Work instructions:
Print exactly the lines below between the line containing "Output the LaTeX" and the line containing "minimum width=204pt, minimum", counting both of those lines. Leave pictures out.

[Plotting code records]
########################################

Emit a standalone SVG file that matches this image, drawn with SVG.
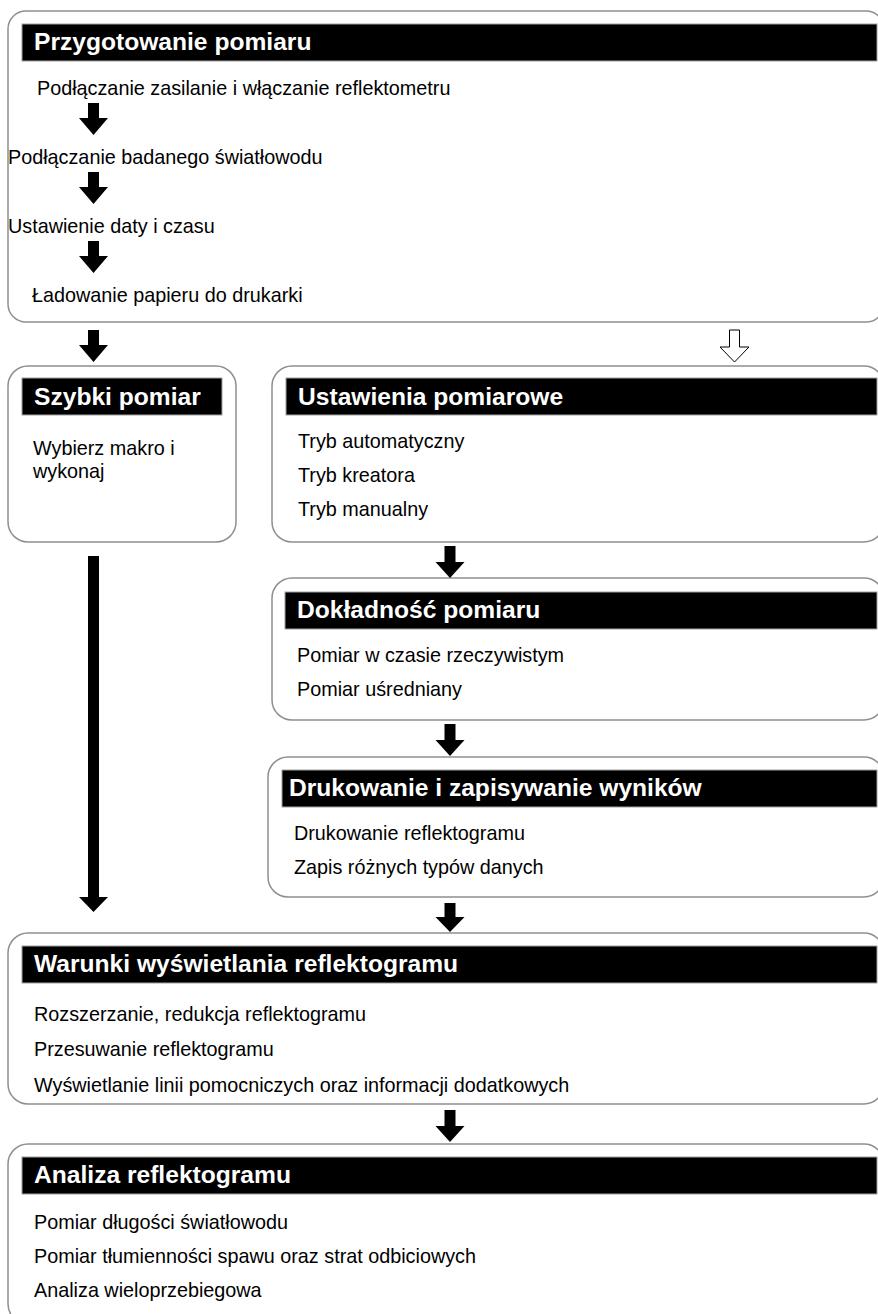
<svg xmlns="http://www.w3.org/2000/svg" width="878" height="1314" viewBox="0 0 878 1314">
  <defs>
    <style>
      .box { fill: #ffffff; stroke: #8f8f8f; stroke-width: 1.5; }
      .bar { fill: #000000; stroke: #a0a0a0; stroke-width: 1; }
      .title { font-family: "Liberation Sans", Arial, Helvetica, sans-serif; font-weight: bold; font-size: 24.6px; fill: #ffffff; }
      .item { font-family: "Liberation Sans", Arial, Helvetica, sans-serif; font-size: 19.8px; fill: #000000; }
      .arrow { fill: #000000; stroke: none; }
      .arrow-open { fill: #ffffff; stroke: #000000; stroke-width: 1; }
    </style>
  </defs>
  <rect width="878" height="1314" fill="#ffffff"/>

  <!-- Przygotowanie pomiaru -->
  <g id="przygotowanie">
    <rect class="box" x="8" y="11" width="876" height="311" rx="18"/>
    <rect class="bar" x="22" y="24" width="855" height="37"/>
    <text class="title" x="34" y="50">Przygotowanie pomiaru</text>
    <text class="item" x="37" y="95">Podłączanie zasilanie i włączanie reflektometru</text>
    <text class="item" x="8" y="164">Podłączanie badanego światłowodu</text>
    <text class="item" x="8" y="233">Ustawienie daty i czasu</text>
    <text class="item" x="32" y="302">Ładowanie papieru do drukarki</text>
    <path class="arrow" d="M88,103 H99 V118 H108 L93.5,135 L79,118 H88 Z"/>
    <path class="arrow" d="M88,172 H99 V187 H108 L93.5,204 L79,187 H88 Z"/>
    <path class="arrow" d="M88,241 H99 V256 H108 L93.5,273 L79,256 H88 Z"/>
  </g>

  <!-- Szybki pomiar -->
  <g id="szybki">
    <rect class="box" x="8" y="366" width="228" height="176" rx="20"/>
    <rect class="bar" x="22" y="378" width="200" height="37"/>
    <text class="title" x="34" y="405">Szybki pomiar</text>
    <text class="item" x="33" y="455">Wybierz makro i</text>
    <text class="item" x="33" y="478">wykonaj</text>
  </g>

  <!-- Ustawienia pomiarowe -->
  <g id="ustawienia">
    <rect class="box" x="272" y="366" width="612" height="176" rx="20"/>
    <rect class="bar" x="286" y="378" width="591" height="37"/>
    <text class="title" x="298" y="405">Ustawienia pomiarowe</text>
    <text class="item" x="298" y="448">Tryb automatyczny</text>
    <text class="item" x="298" y="482">Tryb kreatora</text>
    <text class="item" x="298" y="516">Tryb manualny</text>
  </g>

  <!-- Dokładność pomiaru -->
  <g id="dokladnosc">
    <rect class="box" x="272" y="578" width="612" height="142" rx="20"/>
    <rect class="bar" x="285" y="592" width="592" height="37"/>
    <text class="title" x="297" y="618">Dokładność pomiaru</text>
    <text class="item" x="297" y="662">Pomiar w czasie rzeczywistym</text>
    <text class="item" x="297" y="696">Pomiar uśredniany</text>
  </g>

  <!-- Drukowanie i zapisywanie wyników -->
  <g id="drukowanie">
    <rect class="box" x="268" y="757" width="616" height="140" rx="20"/>
    <rect class="bar" x="282" y="770" width="595" height="37"/>
    <text class="title" x="289" y="796">Drukowanie i zapisywanie wyników</text>
    <text class="item" x="294" y="840">Drukowanie reflektogramu</text>
    <text class="item" x="294" y="874">Zapis różnych typów danych</text>
  </g>

  <!-- Warunki wyświetlania reflektogramu -->
  <g id="warunki">
    <rect class="box" x="8" y="933" width="876" height="171" rx="20"/>
    <rect class="bar" x="22" y="946" width="855" height="37"/>
    <text class="title" x="34" y="972">Warunki wyświetlania reflektogramu</text>
    <text class="item" x="34" y="1021">Rozszerzanie, redukcja reflektogramu</text>
    <text class="item" x="34" y="1056">Przesuwanie reflektogramu</text>
    <text class="item" x="34" y="1092">Wyświetlanie linii pomocniczych oraz informacji dodatkowych</text>
  </g>

  <!-- Analiza reflektogramu -->
  <g id="analiza">
    <rect class="box" x="8" y="1144" width="876" height="180" rx="20"/>
    <rect class="bar" x="22" y="1157" width="855" height="37"/>
    <text class="title" x="34" y="1183">Analiza reflektogramu</text>
    <text class="item" x="34" y="1229">Pomiar długości światłowodu</text>
    <text class="item" x="34" y="1263">Pomiar tłumienności spawu oraz strat odbiciowych</text>
    <text class="item" x="34" y="1297">Analiza wieloprzebiegowa</text>
  </g>

  <!-- Connectors -->
  <g id="connectors">
    <path class="arrow" d="M88,330 H99 V345 H108 L93.5,362 L79,345 H88 Z"/>
    <path class="arrow-open" d="M729.5,330 H739.5 V347 H749 L734.5,362 L720,347 H729.5 Z"/>
    <path class="arrow" d="M88,556 H99 V897 H108 L93.5,912 L79,897 H88 Z"/>
    <path class="arrow" d="M444.5,546 H455.5 V562 H464.5 L450,578 L435.5,562 H444.5 Z"/>
    <path class="arrow" d="M444.5,724 H455.5 V740 H464.5 L450,756 L435.5,740 H444.5 Z"/>
    <path class="arrow" d="M444.5,903 H455.5 V917 H464.5 L450,932 L435.5,917 H444.5 Z"/>
    <path class="arrow" d="M444.5,1110 H455.5 V1126 H464.5 L450,1142 L435.5,1126 H444.5 Z"/>
  </g>
</svg>
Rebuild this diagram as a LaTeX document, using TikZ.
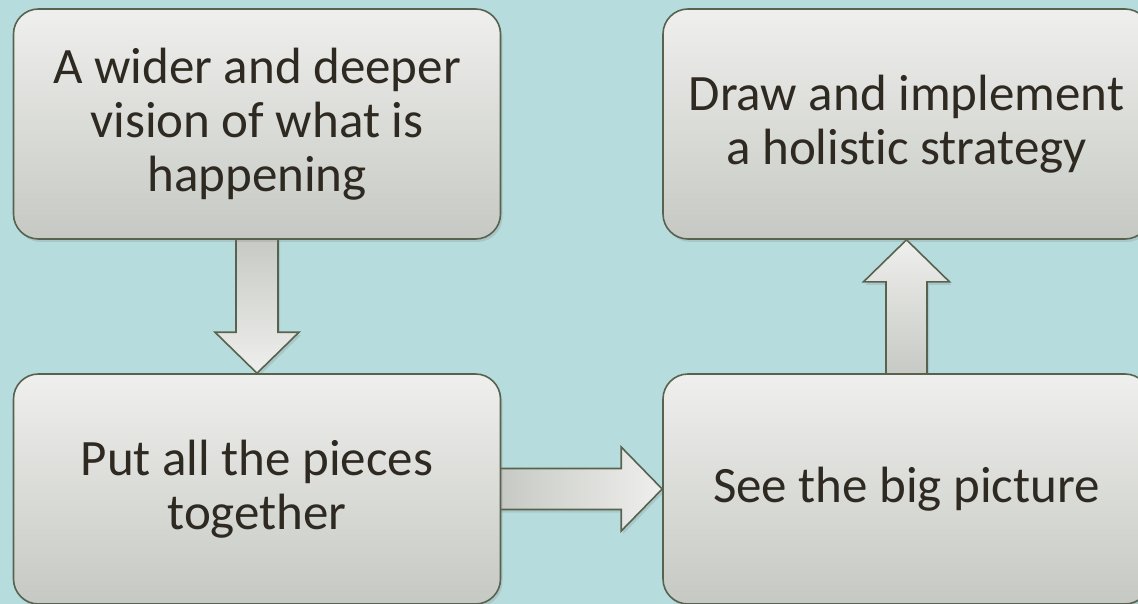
\documentclass[tikz,border=0pt]{standalone}
\usepackage{fontspec}
\setmainfont{Carlito}[Ligatures=NoCommon]
\usetikzlibrary{calc,shadows}
\definecolor{bgc}{HTML}{B7DCDD}
\definecolor{boxtop}{HTML}{EFEFED}
\definecolor{boxbot}{HTML}{C6C9C3}
\definecolor{edgec}{HTML}{58634F}
\definecolor{txtc}{HTML}{2E2A22}
\pgfdeclarelayer{bglayer}
\pgfdeclarelayer{arrowlayer}
\pgfsetlayers{bglayer,arrowlayer,main}
\tikzset{
  stepbox/.style={draw=edgec, line width=1.6pt, rounded corners=25pt,
    top color=boxtop, bottom color=boxbot,
    minimum width=487pt, minimum height=230pt, inner sep=0pt,
    align=center, text=txtc, font=\fontsize{51}{54}\selectfont,
    drop shadow={opacity=0.22, shadow xshift=2pt, shadow yshift=-3pt}},
  blockarrow/.style={draw=edgec, line width=1.6pt, line join=miter,
    drop shadow={opacity=0.22, shadow xshift=2pt, shadow yshift=-3pt}}
}
\begin{document}
\begin{tikzpicture}[x=1pt,y=-1pt]
\begin{pgfonlayer}{bglayer}
\fill[bgc] (0,0) rectangle (1138,604);
\end{pgfonlayer}
\useasboundingbox (0,0) rectangle (1138,604);
\node[stepbox] (a) at (257,124) {A wider and deeper\\vision of what is\\happening};
\node[stepbox] (b) at (257,489) {Put all the pieces\\together};
\node[stepbox] (c) at (906.5,124) {Draw and implement\\a holistic strategy};
\node[stepbox] (d) at (906.5,489) {See the big picture};
\begin{pgfonlayer}{arrowlayer}
% down arrow a -> b
\draw[blockarrow, top color=boxbot, bottom color=boxtop]
  ($(a.south)+(-21,-4)$) -- ($(b.north)+(-21,-41)$) -- ($(b.north)+(-42,-41)$)
  -- (b.north) -- ($(b.north)+(42,-41)$) -- ($(b.north)+(21,-41)$)
  -- ($(a.south)+(21,-4)$) -- cycle;
% right arrow b -> d
\draw[blockarrow, left color=boxbot, right color=boxtop]
  ($(b.east)+(-4,-20.5)$) -- ($(d.west)+(-41,-20.5)$) -- ($(d.west)+(-41,-42)$)
  -- (d.west) -- ($(d.west)+(-41,42)$) -- ($(d.west)+(-41,20.5)$)
  -- ($(b.east)+(-4,20.5)$) -- cycle;
% up arrow d -> c
\draw[blockarrow, top color=boxtop, bottom color=boxbot]
  ($(d.north)+(-20.5,4)$) -- ($(c.south)+(-20.5,42)$) -- ($(c.south)+(-43,42)$)
  -- (c.south) -- ($(c.south)+(43,42)$) -- ($(c.south)+(20.5,42)$)
  -- ($(d.north)+(20.5,4)$) -- cycle;
\end{pgfonlayer}
\end{tikzpicture}
\end{document}
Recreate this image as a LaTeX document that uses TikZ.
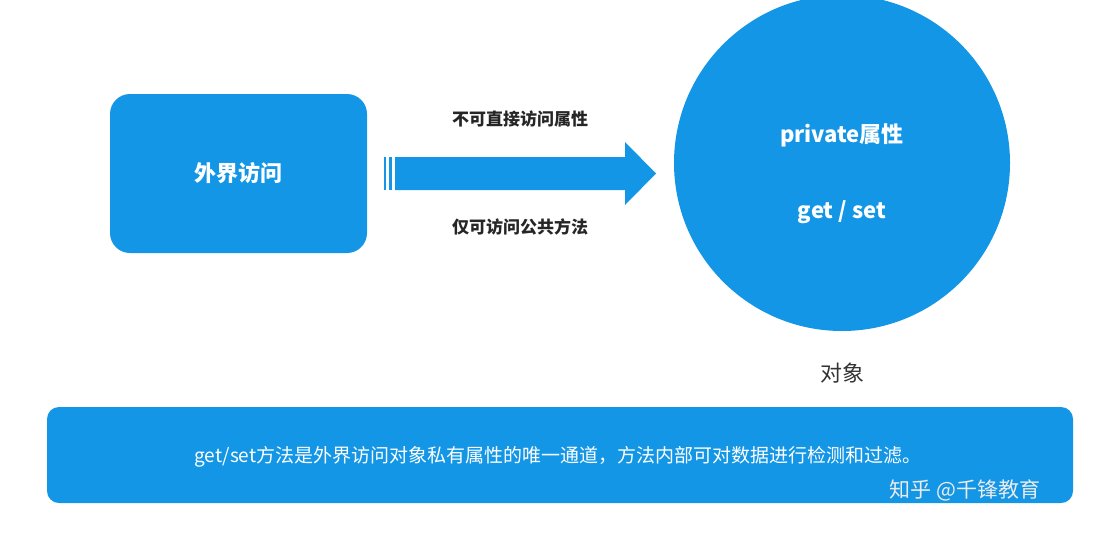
\documentclass[tikz,border=0pt]{standalone}
\usepackage{fontspec}
\setmainfont{Noto Sans CJK SC}
\begin{document}
\begin{tikzpicture}[x=1pt,y=-1pt,
  blu/.style={fill=myblue,draw=none},
  wt/.style={text=white,font=\bfseries\fontsize{22}{26}\selectfont},
  lbl/.style={text=black!85,font=\bfseries\fontsize{17}{20}\selectfont}]
\definecolor{myblue}{HTML}{1396E6}
\useasboundingbox (0,0) rectangle (1115,541);
\begin{scope}
\clip (0,0) rectangle (1115,541);
\node[blu,circle,minimum size=336pt,inner sep=0] (obj) at (842,163) {};
\end{scope}
\node[blu,rounded corners=20pt,minimum width=257pt,minimum height=159pt] (ext) at (238.5,173.5) {};
\node[wt] (extt) at (ext) {外界访问};
\node[wt] (p1) at (842,135) {private属性};
\node[wt] (p2) at (842,212) {get / set};
\fill[myblue] (384,157) rectangle (386,190);
\fill[myblue] (389,157) rectangle (392,190);
\fill[myblue] (395,157) -- (625,157) -- (625,142) -- (656,173.5) -- (625,205) -- (625,190) -- (395,190) -- cycle;
\coordinate (atip) at (656,173.5);
\node[lbl] (t1) at (520,119) {不可直接访问属性};
\node[lbl] (t2) at (520,227) {仅可访问公共方法};
\node[text=black!80,font=\fontsize{22}{26}\selectfont] (o) at (842,373) {对象};
\node[blu,rounded corners=12pt,minimum width=1026pt,minimum height=96pt] (bar) at (560,455) {};
\node[text=white,font=\fontsize{19}{22}\selectfont] (bt) at (558,457) {get/set方法是外界访问对象私有属性的唯一通道，方法内部可对数据进行检测和过滤。};
\node[text=white!92!black,font=\fontsize{21}{24}\selectfont] (wm) at (965,490) {知乎 @千锋教育};
\end{tikzpicture}
\end{document}
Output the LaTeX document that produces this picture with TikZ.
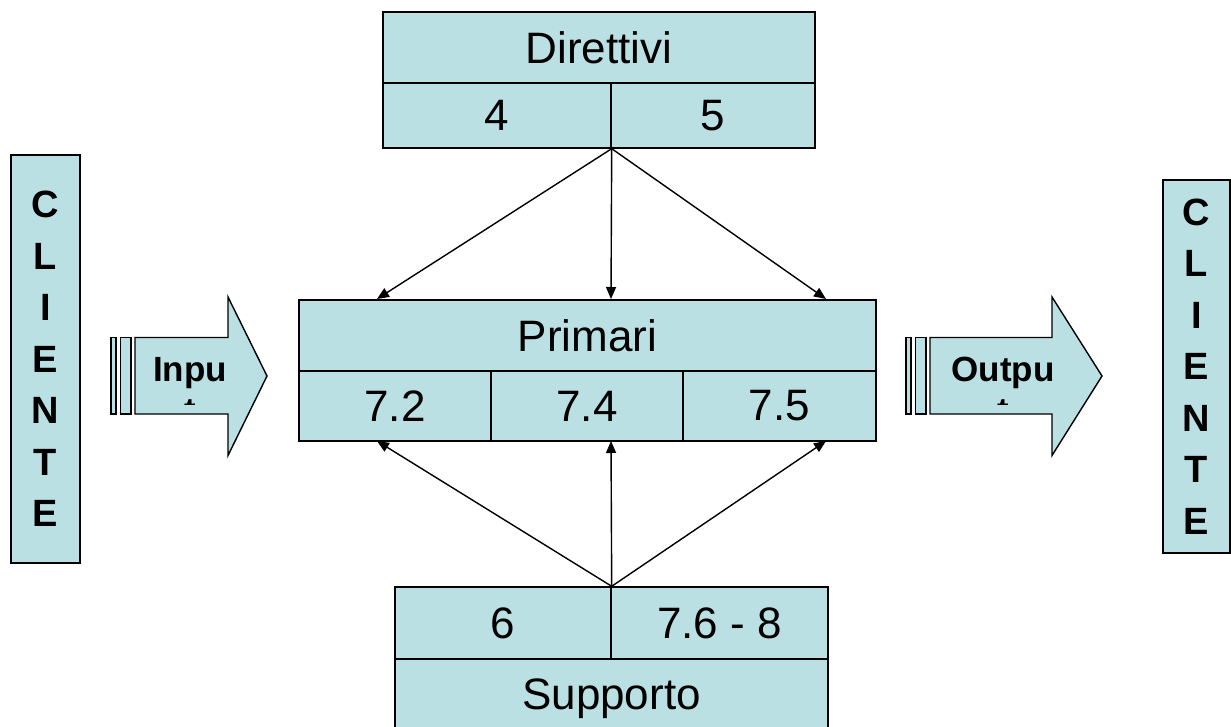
\documentclass[tikz,border=0pt]{standalone}
\usepackage{fontspec}
\setmainfont{Liberation Sans}
\usetikzlibrary{arrows.meta,calc}
\definecolor{boxfill}{RGB}{186,224,227}
\tikzset{
  cell/.style={draw=black, fill=boxfill, line width=1.4pt, rectangle, inner sep=0pt,
    font=\fontsize{44}{48}\selectfont},
  client/.style={draw=black, fill=boxfill, line width=1.4pt, rectangle, inner sep=0pt,
    align=center, font=\fontsize{38}{51.5}\selectfont\bfseries},
  link/.style={line width=1.4pt, -{Triangle[length=12pt,width=10pt]}},
  bigarrow/.style={draw=black, fill=boxfill, line width=1.4pt, line join=miter},
  arrowtext/.style={inner sep=0pt, font=\fontsize{35}{38}\selectfont\bfseries}
}
\begin{document}
\begin{tikzpicture}[x=1pt,y=-1pt]
\useasboundingbox (0,0) rectangle (1231,727);
\clip (0,0) rectangle (1231,727);

% Direttivi
\node[cell, minimum width=432pt, minimum height=71pt] (dir) at (599,47.5) {Direttivi};
\node[cell, minimum width=228pt, minimum height=65pt] (d4) at (497,115.5) {4};
\node[cell, minimum width=204pt, minimum height=65pt] (d5) at (713,115.5) {5};

% Primari
\node[cell, minimum width=577pt, minimum height=72pt] (pri) at (587.5,336) {Primari};
\node[cell, minimum width=192pt, minimum height=70pt] (p72) at (395,406) {7.2};
\node[cell, minimum width=192pt, minimum height=70pt] (p74) at (587,406) {7.4};
\node[cell, minimum width=193pt, minimum height=70pt] (p75) at (779.5,406) {7.5};

% Supporto
\node[cell, minimum width=216pt, minimum height=72pt] (s6) at (503,623) {6};
\node[cell, minimum width=217pt, minimum height=72pt] (s76) at (719.5,623) {7.6 - 8};
\node[cell, minimum width=433pt, minimum height=80pt] (sup) at (611.5,699) {Supporto};

% Clients
\node[client, minimum width=69pt, minimum height=408pt] (cl) at (45.5,359) {C\\L\\I\\E\\N\\T\\E};
\node[client, minimum width=67pt, minimum height=373pt] (cr) at (1196.5,366.5) {C\\L\\I\\E\\N\\T\\E};

% connector points
\coordinate (dtop) at (d4.south east);
\coordinate (sbot) at (s6.north east);
\coordinate (pa) at (377,299);
\coordinate (pb) at (611,299);
\coordinate (pc) at (826,299);
\coordinate (qa) at (377,441);
\coordinate (qb) at (611,441);
\coordinate (qc) at (826,441);

\draw[link] (dtop) -- (pa);
\draw[link] (dtop) -- (pb);
\draw[link] (dtop) -- (pc);
\draw[link] (sbot) -- (qa);
\draw[link] (sbot) -- (qb);
\draw[link] (sbot) -- (qc);

% Input arrow
\draw[bigarrow] (111,337.5) rectangle (116,414);
\draw[bigarrow] (120.5,337.5) rectangle (131,414);
\draw[bigarrow] (135,337.5) -- (228,337.5) -- (228,297) -- (267,376) -- (228,455.5) -- (228,414) -- (135,414) -- cycle;
\node[arrowtext] (inp) at (190,373) {Inpu};
\begin{scope}
\clip (170,396) rectangle (210,404.5);
\node[arrowtext, anchor=base] (inpt) at (190,422) {t};
\end{scope}

% Output arrow
\draw[bigarrow] (906,337.5) rectangle (911,414);
\draw[bigarrow] (915.5,337.5) rectangle (926,414);
\draw[bigarrow] (930,337.5) -- (1052,337.5) -- (1052,297) -- (1102,376) -- (1052,455.5) -- (1052,414) -- (930,414) -- cycle;
\node[arrowtext] (outp) at (1003,373) {Outpu};
\begin{scope}
\clip (985,396) rectangle (1025,404.5);
\node[arrowtext, anchor=base] (outpt) at (1003,422) {t};
\end{scope}
\end{tikzpicture}
\end{document}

########################################

Exercise result:
Output the LaTeX document that produces this picture with TikZ.
\documentclass[tikz,border=0pt]{standalone}
\usepackage{fontspec}
\setmainfont{Liberation Sans}
\usetikzlibrary{arrows.meta,calc}
\definecolor{boxfill}{RGB}{186,224,227}
\tikzset{
  cell/.style={draw=black, fill=boxfill, line width=1.4pt, rectangle, inner sep=0pt,
    font=\fontsize{44}{48}\selectfont},
  client/.style={draw=black, fill=boxfill, line width=1.4pt, rectangle, inner sep=0pt,
    align=center, font=\fontsize{38}{51.5}\selectfont\bfseries},
  link/.style={line width=1.4pt, -{Triangle[length=12pt,width=10pt]}},
  bigarrow/.style={draw=black, fill=boxfill, line width=1.4pt, line join=miter},
  arrowtext/.style={inner sep=0pt, font=\fontsize{35}{38}\selectfont\bfseries}
}
\begin{document}
\begin{tikzpicture}[x=1pt,y=-1pt]
\useasboundingbox (0,0) rectangle (1231,727);
\clip (0,0) rectangle (1231,727);

% Direttivi
\node[cell, minimum width=432pt, minimum height=71pt] (dir) at (599,47.5) {Direttivi};
\node[cell, minimum width=228pt, minimum height=65pt] (d4) at (497,115.5) {4};
\node[cell, minimum width=204pt, minimum height=65pt] (d5) at (713,115.5) {5};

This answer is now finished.